● What is expected:
Show all lines from the listing below that contain "this".
— Start Excerpted data —
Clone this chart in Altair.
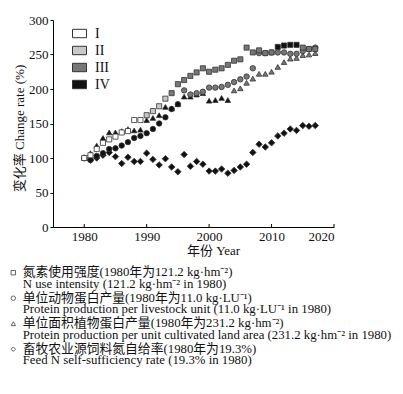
import altair as alt
import pandas as pd

years = list(range(1980, 2018))

# N use intensity (squares)
n_use = [100, 104, 113, 122, 127, 131, 137, 139, 155, 155,
         162, 168, 175, 186, 194, 207, 213, 219, 224, 230,
         225, 228, 230, 235, 241, 243, 260, 253, 256, 252,
         253, 261, 263, 264, 264, 260, 258, 258]
n_use_cls = (["I"] * 10 + ["II"] * 4 + ["III"] * 17 + ["IV"] * 4 + ["III"] * 3)

# Protein production per livestock unit (circles)
prot_lu = [100, 97, 103, 107, 113, 114, 118, 123, 129, 132,
           136, 142, 150, 159, 171, 178, 198, 192, 194, 196,
           202, 202, 203, 206, 210, 214, 218, 230, 252, 252,
           253, 253, 253, 251, 251, 255, 258, 260]
prot_lu_cls = ["IV"] * 16 + ["III"] * 22

# Protein production per unit cultivated land area (triangles)
prot_land = [100, 107, 118, 129, 137, 137, 139, 142, 140, 141,
             155, 158, 162, 174, 172, 178, 189, 189, 192, 194,
             183, 184, 187, 184, 198, 201, 209, 215, 222, 222,
             225, 232, 239, 244, 245, 249, 250, 252]
prot_land_cls = ["IV"] * 24 + ["III"] * 14

# Feed N self-sufficiency rate (diamonds)
feed_n = [100, 97, 100, 104, 108, 102, 92, 101, 95, 95,
          107, 98, 90, 99, 87, 80, 105, 88, 95, 91,
          81, 81, 84, 78, 82, 87, 91, 108, 120, 116,
          122, 132, 136, 142, 140, 147, 146, 147]
feed_n_cls = ["IV"] * 38

classes = ["I", "II", "III", "IV"]
class_colors = ["#ffffff", "#c8c8c8", "#777777", "#111111"]

x_ticks = [1980, 1990, 2000, 2010, 2020]
y_ticks = [0, 50, 100, 150, 200, 250, 300]

legend_shapes = ["square", "circle", "triangle-up", "diamond"]
legend_text = [
    "氮素使用强度(1980年为121.2 kg·hm⁻²)\nN use intensity (121.2 kg·hm⁻² in 1980)",
    "单位动物蛋白产量(1980年为11.0 kg·LU⁻¹)\nProtein production per livestock unit (11.0 kg·LU⁻¹ in 1980)",
    "单位面积植物蛋白产量(1980年为231.2 kg·hm⁻²)\nProtein production per unit cultivated land area (231.2 kg·hm⁻² in 1980)",
    "畜牧农业源饲料氮自给率(1980年为19.3%)\nFeed N self-sufficiency rate (19.3% in 1980)",
]

FONT = "Liberation Serif, Noto Sans CJK SC"

def series_df(vals, cls):
    return pd.DataFrame({"year": years, "value": vals, "cls": cls})

W, H = 281, 207

xenc = alt.X("year:Q",
             scale=alt.Scale(domain=[1975, 2020], nice=False),
             axis=alt.Axis(values=x_ticks, format="d", title="年份 Year",
                           grid=False, tickSize=0, labelPadding=3,
                           titleX=160, titleY=17))
yenc = alt.Y("value:Q",
             scale=alt.Scale(domain=[0, 300], nice=False),
             axis=alt.Axis(values=y_ticks, title="变化率 Change rate (%)",
                           grid=False, tickSize=3, labelPadding=2,
                           titleX=-27, titleY=108))
fenc = alt.Fill("cls:N",
                scale=alt.Scale(domain=classes, range=class_colors),
                legend=alt.Legend(title=None, orient="none", legendX=19, legendY=6,
                                  symbolType="M-1,-0.6H1V0.6H-1Z", symbolSize=196,
                                  symbolStrokeColor="#333333", symbolStrokeWidth=1,
                                  labelFont="Liberation Serif", labelFontSize=14,
                                  labelColor="#111111",
                                  labelOffset=8, rowPadding=2, padding=0))

def layer(vals, cls, shape, size):
    return alt.Chart(series_df(vals, cls)).mark_point(
        shape=shape, filled=True, stroke="#333333", strokeWidth=0.8,
        size=size, opacity=1
    ).encode(x=xenc, y=yenc, fill=fenc)

tick_df = pd.DataFrame({"year": x_ticks})
ticks = alt.Chart(tick_df).mark_rule(color="black", strokeWidth=1).encode(
    x=alt.X("year:Q", scale=alt.Scale(domain=[1975, 2020], nice=False)),
    y=alt.value(H - 3), y2=alt.value(H))

main = alt.layer(
    ticks,
    layer(feed_n, feed_n_cls, "diamond", 42),
    layer(prot_land, prot_land_cls, "triangle-up", 30),
    layer(prot_lu, prot_lu_cls, "circle", 30),
    layer(n_use, n_use_cls, "square", 26),
)

# bottom legend block, placed below the plot through its own scale
leg_df = pd.DataFrame({"entry": list(range(4)), "shape": legend_shapes, "text": legend_text})
leg_y = alt.Y("entry:Q", axis=None,
              scale=alt.Scale(domain=[0, 3], range=[246.3, 322.8], nice=False, zero=False))
leg_marks = alt.Chart(leg_df).mark_point(filled=False, stroke="#222222", strokeWidth=1,
                                         size=20, yOffset=6.4).encode(
    x=alt.value(-39.7), y=leg_y, shape=alt.Shape("shape:N", scale=None))
leg_text = alt.Chart(leg_df).mark_text(align="left", baseline="top", font=FONT,
                                       fontSize=12.8, lineHeight=11.3, lineBreak="\n",
                                       color="#111111").encode(
    x=alt.value(-30.3), y=leg_y, text="text:N")
bottom = alt.layer(leg_marks, leg_text)

chart = alt.layer(main, bottom).resolve_scale(y="independent").properties(
    width=W, height=H,
    autosize=alt.AutoSizeParams(type="none"),
    padding={"left": 45, "top": 12, "right": 59, "bottom": 146},
).configure_view(
    stroke="transparent"
).configure_axis(
    domainColor="black", tickColor="black", labelColor="#111111",
    titleColor="#111111", labelFont="Liberation Serif", labelFontSize=13,
    titleFont=FONT, titleFontSize=13, titleFontWeight="normal"
)

chart.save("out.html", embed_options={"renderer": "svg", "actions": False})
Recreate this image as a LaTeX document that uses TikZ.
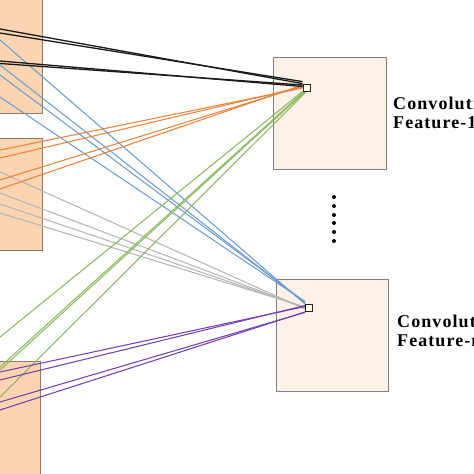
\documentclass[tikz,border=0pt]{standalone}
\usepackage{fontspec}
\setmainfont{Liberation Serif}
\definecolor{infill}{HTML}{FBD4B2}
\definecolor{inedge}{HTML}{8C7A6A}
\definecolor{fmfill}{HTML}{FDF2E7}
\definecolor{fmedge}{HTML}{808080}
\definecolor{cblack}{HTML}{1A1A1A}
\definecolor{corange}{HTML}{E8823A}
\definecolor{cblue}{HTML}{6C9DCF}
\definecolor{cgray}{HTML}{B5B5B5}
\definecolor{cgreen}{HTML}{8CB860}
\definecolor{cpurple}{HTML}{7440AE}
\begin{document}
\begin{tikzpicture}[x=1pt,y=-1pt,
  inbox/.style={draw=inedge, fill=infill, line width=0.9pt, inner sep=0pt},
  fmbox/.style={draw=fmedge, fill=fmfill, line width=0.9pt, inner sep=0pt},
  cell/.style={draw=black!85, fill=white!90!yellow, minimum size=7pt, inner sep=0pt, line width=0.8pt},
  conn/.style={line width=1.05pt},
  vdot/.style={circle, fill=black, minimum size=4pt, inner sep=0pt},
  lbl/.style={font=\bfseries\fontsize{18}{19}\selectfont\addfontfeature{LetterSpace=6}, align=left, inner sep=0pt, anchor=north west}]
\useasboundingbox (0,0) rectangle (474,474);
\clip (0,0) rectangle (474,474);
% input blocks
\node[inbox, minimum width=72pt, minimum height=123pt] (in1) at (6,51.5) {};
\node[inbox, minimum width=72pt, minimum height=112pt] (in2) at (6,194) {};
\node[inbox, minimum width=70pt, minimum height=124pt] (in3) at (5,423) {};
% feature maps
\node[fmbox, minimum width=113pt, minimum height=112pt] (fm1) at (329.5,113) {};
\node[fmbox, minimum width=112pt, minimum height=112pt] (fmn) at (332,335) {};
% cells
\node[cell] (sq1) at (306.5,87.5) {};
\node[cell] (sqn) at (309,308) {};
% start coordinates
\coordinate (k1) at (0,29);  \coordinate (k2) at (0,33);
\coordinate (k3) at (0,61);  \coordinate (k4) at (0,63.5);
\coordinate (o1) at (0,150); \coordinate (o2) at (0,158);
\coordinate (o3) at (0,180); \coordinate (o4) at (0,189);
\coordinate (b1) at (0,40);  \coordinate (b2) at (0,65);
\coordinate (b3) at (0,75);  \coordinate (b4) at (0,97);
\coordinate (g1) at (0,172); \coordinate (g2) at (0,193);
\coordinate (g3) at (0,204); \coordinate (g4) at (0,213);
\coordinate (e1) at (0,337); \coordinate (e2) at (0,367);
\coordinate (e3) at (0,370); \coordinate (e4) at (0,397);
\coordinate (p1) at (0,372); \coordinate (p2) at (0,380);
\coordinate (p3) at (0,402); \coordinate (p4) at (0,410);
% connectors
\begin{scope}[conn]
\draw[cblue] (b1) -- (sqn.north west);
\draw[cblue] (b2) -- ([yshift=1pt]sqn.north west);
\draw[cblue] (b3) -- ([yshift=2pt]sqn.north west);
\draw[cblue] (b4) -- ([yshift=2.5pt]sqn.north west);
\draw[cgray] (g1) -- ([yshift=-1pt]sqn.west);
\draw[cgray] (g2) -- (sqn.west);
\draw[cgray] (g3) -- ([yshift=0.5pt]sqn.west);
\draw[cgray] (g4) -- ([yshift=1pt]sqn.west);
\draw[cgreen] (e1) -- (sq1.south west);
\draw[cgreen] (e2) -- ([xshift=1.5pt]sq1.south west);
\draw[cgreen] (e3) -- ([xshift=2.5pt]sq1.south west);
\draw[cgreen] (e4) -- (sq1.south);
\draw[corange] (o1) -- ([yshift=-0.5pt]sq1.west);
\draw[corange] (o2) -- ([yshift=0.5pt]sq1.west);
\draw[corange] (o3) -- ([yshift=1.5pt]sq1.west);
\draw[corange] (o4) -- ([yshift=2.5pt]sq1.west);
\draw[cpurple] (p1) -- ([yshift=1.5pt]sqn.west);
\draw[cpurple] (p2) -- ([yshift=2.5pt]sqn.west);
\draw[cpurple] (p3) -- ([yshift=-0.5pt]sqn.south west);
\draw[cpurple] (p4) -- (sqn.south west);
\draw[cblack, line width=1.3pt] (k1) -- (sq1.north west);
\draw[cblack, line width=1.3pt] (k2) -- ([yshift=2pt]sq1.north west);
\draw[cblack, line width=1.3pt] (k3) -- ([yshift=1pt]sq1.west);
\draw[cblack, line width=1.3pt] (k4) -- ([yshift=2.5pt]sq1.west);
\end{scope}
% redraw cells on top
\node[cell] at (sq1) {};
\node[cell] at (sqn) {};
% dots
\foreach \yy [count=\i] in {197,206,215,223,232,241}
  \node[vdot] (d\i) at (334,\yy) {};
% labels
\node[lbl] (lab1) at (393,96.5) {Convolution\\Feature-1};
\node[lbl] (labn) at (397,315) {Convolution\\Feature-n};
\end{tikzpicture}
\end{document}
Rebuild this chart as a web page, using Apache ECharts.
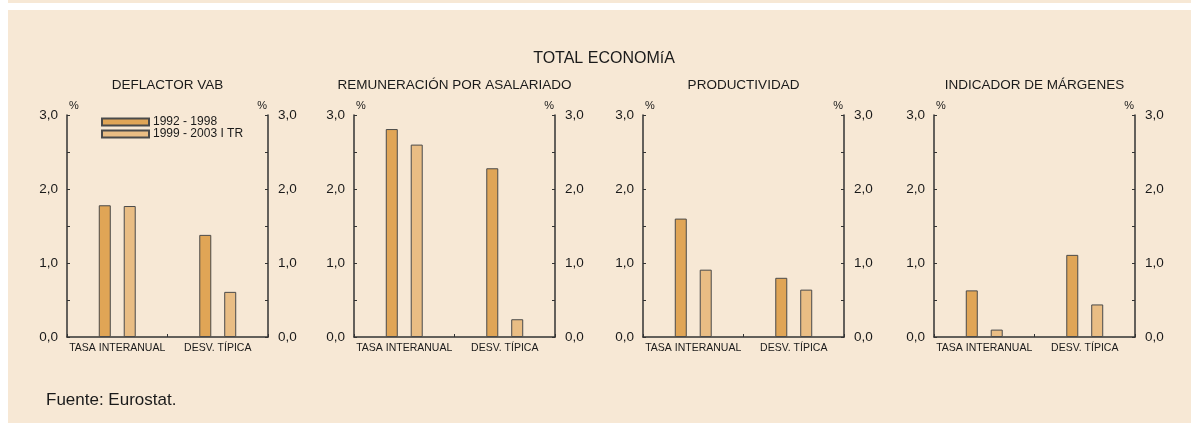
<!DOCTYPE html>
<html>
<head>
<meta charset="utf-8">
<script src="https://cdn.jsdelivr.net/npm/echarts@6/dist/echarts.min.js"></script>
<style>
  html, body { margin: 0; padding: 0; background: #fff; }
  #chart { width: 1191px; height: 423px; }
</style>
</head>
<body>
<div id="chart"></div>
<script>
// datos
const categorias = ["TASA INTERANUAL", "DESV. TÍPICA"];
const periodos = ["1992 - 1998", "1999 - 2003 I TR"];
const paneles = ["DEFLACTOR VAB", "REMUNERACIÓN POR ASALARIADO", "PRODUCTIVIDAD", "INDICADOR DE MÁRGENES"];

// [periodo][categoria]
const deflactor = [[1.78, 1.38], [1.77, 0.61]];
const remuneracion = [[2.81, 2.28], [2.6, 0.24]];
const productividad = [[1.6, 0.8], [0.91, 0.64]];
const margenes = [[0.63, 1.11], [0.1, 0.44]];
const valores = [deflactor, remuneracion, productividad, margenes];

const yTicks = ["0,0", "1,0", "2,0", "3,0"];

const colores = ["#e0a556", "#e9bd84"];
const fondo = "#f7e8d5";
const texto = "#1a1a1a";
const ejeColor = "#333";
const fuente = "Liberation Sans, Arial, sans-serif";

// posicion de cada panel (borde izquierdo del eje)
const izq = [67, 354, 643, 934];
const ancho = 201;
const arriba = 115;
const alto = 222;

const grids = [];
const xAxes = [];
const yAxes = [];
const series = [];
const titles = [
  {
    text: "TOTAL ECONOMíA",
    left: 604,
    top: 51,
    padding: 0,
    textAlign: "center",
    textStyle: { fontSize: 16, fontWeight: "normal", color: texto, fontFamily: fuente },
  },
  {
    text: "Fuente: Eurostat.",
    left: 46,
    top: 392,
    padding: 0,
    textStyle: { fontSize: 17, fontWeight: "normal", color: texto, fontFamily: fuente },
  },
];

const yAxisBase = (pos) => ({
  type: "value",
  position: pos,
  min: 0,
  max: 3,
  interval: 1,
  name: "%",
  nameLocation: "end",
  nameGap: 4,
  nameTextStyle: {
    fontSize: 11,
    color: texto,
    fontFamily: fuente,
    align: pos === "left" ? "left" : "right",
    padding: pos === "left" ? [0, 0, 0, 2] : [0, 1, 0, 0],
  },
  axisLine: { show: true, lineStyle: { color: ejeColor, width: 1.5 } },
  axisTick: { show: true, inside: true, length: 3, lineStyle: { color: ejeColor } },
  minorTick: { show: true, splitNumber: 2, length: 3, lineStyle: { color: ejeColor } },
  splitLine: { show: false },
  axisLabel: {
    margin: pos === "left" ? 9 : 10,
    fontSize: 13.5,
    color: texto,
    fontFamily: fuente,
    formatter: (v) => yTicks[Math.round(v)],
  },
});

paneles.forEach((nombre, i) => {
  grids.push({ left: izq[i], top: arriba, width: ancho, height: alto });
  titles.push({
    text: nombre,
    left: izq[i] + ancho / 2,
    top: 78,
    padding: 0,
    textAlign: "center",
    textStyle: { fontSize: 13.5, fontWeight: "normal", color: texto, fontFamily: fuente },
  });
  xAxes.push({
    type: "category",
    gridIndex: i,
    data: categorias,
    axisLine: { lineStyle: { color: ejeColor, width: 1.5 } },
    axisTick: { show: true, inside: true, length: 3, lineStyle: { color: ejeColor } },
    axisLabel: { margin: 6, fontSize: 10.5, color: texto, fontFamily: fuente, interval: 0 },
  });
  yAxes.push(Object.assign(yAxisBase("left"), { gridIndex: i }));
  yAxes.push(Object.assign(yAxisBase("right"), { gridIndex: i }));
  periodos.forEach((p, k) => {
    series.push({
      name: p,
      type: "bar",
      xAxisIndex: i,
      yAxisIndex: i * 2,
      data: valores[i][k],
      barWidth: 12,
      barGap: "108%",
      itemStyle: { color: colores[k], borderColor: "#4a4a4a", borderWidth: 1 },
      silent: true,
    });
  });
});

const chart = echarts.init(document.getElementById("chart"));
chart.setOption({
  animation: false,
  backgroundColor: "#fff",
  graphic: [
    { type: "rect", z: -10, shape: { x: 8, y: 0, width: 1183, height: 3 }, style: { fill: fondo } },
    { type: "rect", z: -10, shape: { x: 8, y: 10, width: 1183, height: 413 }, style: { fill: fondo } },
  ],
  title: titles,
  legend: {
    data: periodos,
    orient: "vertical",
    left: 96,
    top: 111,
    itemWidth: 47,
    itemHeight: 7,
    itemGap: 0,
    icon: "rect",
    textStyle: { fontSize: 12, lineHeight: 12, color: texto, fontFamily: fuente, padding: [0, 0, 0, -1] },
    selectedMode: false,
  },
  grid: grids,
  xAxis: xAxes,
  yAxis: yAxes,
  series: series,
});
</script>
</body>
</html>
— End Excerpted data —
● Written solution:
Clone this chart in Altair.
Recreate this image as a LaTeX document that uses TikZ.
Rebuild this chart as a web page, using Apache ECharts.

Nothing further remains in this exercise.